Вадим послушно встал, поцеловал мать в макушку, как бы поблагодарив за минуты нежности.
— А где Кельвин? — удивился он, обратив внимания, что рядом с матерью нет верного друга.
— Захворал, лежит в моей комнате. В кои-то веки не захотел на кухню спускаться, — расстроено поделилась Нина Георгиевна. — Утром гуляли, вроде все хорошо было: бегал, игрался. А когда вернулись, его вдруг вырвало, сразу слег. Весь день ничего не ест, поскуливает, точно что-то болит… Вадик, надо бы его завтра к ветеринару свозить.
— А почему сразу не позвонила? — Вадим остановился на ступеньке, посмотрел на часы: половина девятого. — Прием уже закончен… Сейчас позвоню в клинику, у них должен быть дежурный врач.
— Если Кельвину будет плохо, в Москву я не поеду…
— Даже не думай! Мы с Галиной Петровной и Михаилом за ним присмотрим. В крайнем случае они поживут у нас.
Поездка Нины Георгиевны планировалась давно. Раз в год обретшие друг друга родственники обязательно приезжали друг к другу в гости, и прошедшей зимой дом Ладышевых на целую неделю приютил практически все семейство московской родни: вместе встречали Новый год, Рождество. Несмотря на связанные с приездом хлопоты, Вадим вспоминал это беспокойное время с теплотой. То ли устал от затворнического образа жизни, то ли соскучился по настоящим семейным праздникам. Да и декорированный к встрече Нового года большой дом словно ожил, в полной мере выполняя свое предназначение: дети, взрослые, шум, веселье.
Но всему этому предшествовала осенняя поездка вместе с матерью в Москву….

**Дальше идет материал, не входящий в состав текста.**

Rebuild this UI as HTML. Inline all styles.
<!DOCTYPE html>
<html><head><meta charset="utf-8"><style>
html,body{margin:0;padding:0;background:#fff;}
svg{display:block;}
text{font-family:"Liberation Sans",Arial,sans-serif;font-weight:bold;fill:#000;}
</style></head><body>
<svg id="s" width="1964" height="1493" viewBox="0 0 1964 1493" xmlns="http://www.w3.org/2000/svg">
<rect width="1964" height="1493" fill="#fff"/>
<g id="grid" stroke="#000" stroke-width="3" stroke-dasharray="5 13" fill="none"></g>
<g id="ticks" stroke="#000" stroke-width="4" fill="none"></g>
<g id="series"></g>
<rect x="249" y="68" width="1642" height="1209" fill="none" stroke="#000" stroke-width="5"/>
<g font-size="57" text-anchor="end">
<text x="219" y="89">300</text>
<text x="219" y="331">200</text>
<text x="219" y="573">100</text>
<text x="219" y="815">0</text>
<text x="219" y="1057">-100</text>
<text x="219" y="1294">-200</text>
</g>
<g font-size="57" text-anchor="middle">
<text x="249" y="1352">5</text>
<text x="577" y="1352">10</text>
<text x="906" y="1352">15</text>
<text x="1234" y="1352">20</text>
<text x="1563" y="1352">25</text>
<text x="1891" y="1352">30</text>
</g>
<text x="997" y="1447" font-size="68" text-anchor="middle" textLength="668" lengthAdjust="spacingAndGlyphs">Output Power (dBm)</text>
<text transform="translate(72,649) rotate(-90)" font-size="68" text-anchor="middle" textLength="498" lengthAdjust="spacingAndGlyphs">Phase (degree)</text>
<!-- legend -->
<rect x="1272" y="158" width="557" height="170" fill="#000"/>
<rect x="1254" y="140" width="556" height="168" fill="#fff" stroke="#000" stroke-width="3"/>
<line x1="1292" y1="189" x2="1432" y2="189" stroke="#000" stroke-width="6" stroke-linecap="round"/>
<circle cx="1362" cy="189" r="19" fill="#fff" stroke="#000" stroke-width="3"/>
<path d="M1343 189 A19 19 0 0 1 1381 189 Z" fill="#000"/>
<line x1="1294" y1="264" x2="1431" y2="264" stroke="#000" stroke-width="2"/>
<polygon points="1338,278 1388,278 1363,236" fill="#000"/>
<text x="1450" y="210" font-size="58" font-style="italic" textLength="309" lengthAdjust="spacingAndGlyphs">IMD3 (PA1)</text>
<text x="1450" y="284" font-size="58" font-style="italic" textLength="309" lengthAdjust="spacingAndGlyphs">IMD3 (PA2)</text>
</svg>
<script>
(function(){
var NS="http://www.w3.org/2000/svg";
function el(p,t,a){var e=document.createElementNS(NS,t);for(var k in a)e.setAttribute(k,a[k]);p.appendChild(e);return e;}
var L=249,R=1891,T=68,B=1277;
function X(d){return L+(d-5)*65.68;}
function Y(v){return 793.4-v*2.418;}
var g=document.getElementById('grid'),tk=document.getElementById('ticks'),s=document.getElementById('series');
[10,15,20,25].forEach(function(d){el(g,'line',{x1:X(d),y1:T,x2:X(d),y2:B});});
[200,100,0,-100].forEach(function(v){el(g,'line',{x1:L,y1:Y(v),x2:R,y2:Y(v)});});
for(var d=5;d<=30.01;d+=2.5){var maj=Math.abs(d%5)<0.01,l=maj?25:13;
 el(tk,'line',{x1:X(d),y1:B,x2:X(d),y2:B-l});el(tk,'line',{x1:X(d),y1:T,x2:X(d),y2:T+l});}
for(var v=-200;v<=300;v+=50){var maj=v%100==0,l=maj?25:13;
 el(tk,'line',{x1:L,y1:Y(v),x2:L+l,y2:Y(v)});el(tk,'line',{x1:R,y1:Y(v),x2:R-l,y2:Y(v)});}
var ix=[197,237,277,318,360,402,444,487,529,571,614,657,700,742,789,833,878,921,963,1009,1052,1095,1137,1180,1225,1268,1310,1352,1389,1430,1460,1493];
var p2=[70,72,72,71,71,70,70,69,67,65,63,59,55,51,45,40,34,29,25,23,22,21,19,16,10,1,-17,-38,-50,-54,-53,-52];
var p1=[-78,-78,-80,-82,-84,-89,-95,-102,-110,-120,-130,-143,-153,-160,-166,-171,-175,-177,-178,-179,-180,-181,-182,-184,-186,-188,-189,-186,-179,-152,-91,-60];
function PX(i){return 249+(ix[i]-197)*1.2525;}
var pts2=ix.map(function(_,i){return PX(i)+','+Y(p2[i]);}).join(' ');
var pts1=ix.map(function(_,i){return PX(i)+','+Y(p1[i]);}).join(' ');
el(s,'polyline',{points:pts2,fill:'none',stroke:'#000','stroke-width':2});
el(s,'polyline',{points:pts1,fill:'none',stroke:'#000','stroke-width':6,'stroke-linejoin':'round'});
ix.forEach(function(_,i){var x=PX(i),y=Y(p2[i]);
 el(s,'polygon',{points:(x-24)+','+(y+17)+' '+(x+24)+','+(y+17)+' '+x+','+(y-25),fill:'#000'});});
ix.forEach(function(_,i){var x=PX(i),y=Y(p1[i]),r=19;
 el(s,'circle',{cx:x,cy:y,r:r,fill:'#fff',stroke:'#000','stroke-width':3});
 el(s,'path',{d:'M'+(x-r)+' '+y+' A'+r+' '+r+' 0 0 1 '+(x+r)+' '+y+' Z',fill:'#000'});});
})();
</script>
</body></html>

Этот город, как ему казалось, он хорошо знал: ему нравился его рабочий ритм, динамика, не раздражало, в отличие от многих, хаотичное, почти броуновское движение, столкновение и скопление людских масс. Для мегаполиса в этом не было ничего удивительного, такое он наблюдал и в других точках мира. Только вот чем он сможет себя занять, не запланировав заранее никаких дел и встреч? Выставки, музеи? Всего этого уже наелся на годы вперед. И вообще: в Минске идут последние отделочные работы его завода, его детища, а он здесь собирается прохлаждаться, занимаясь непонятно чем.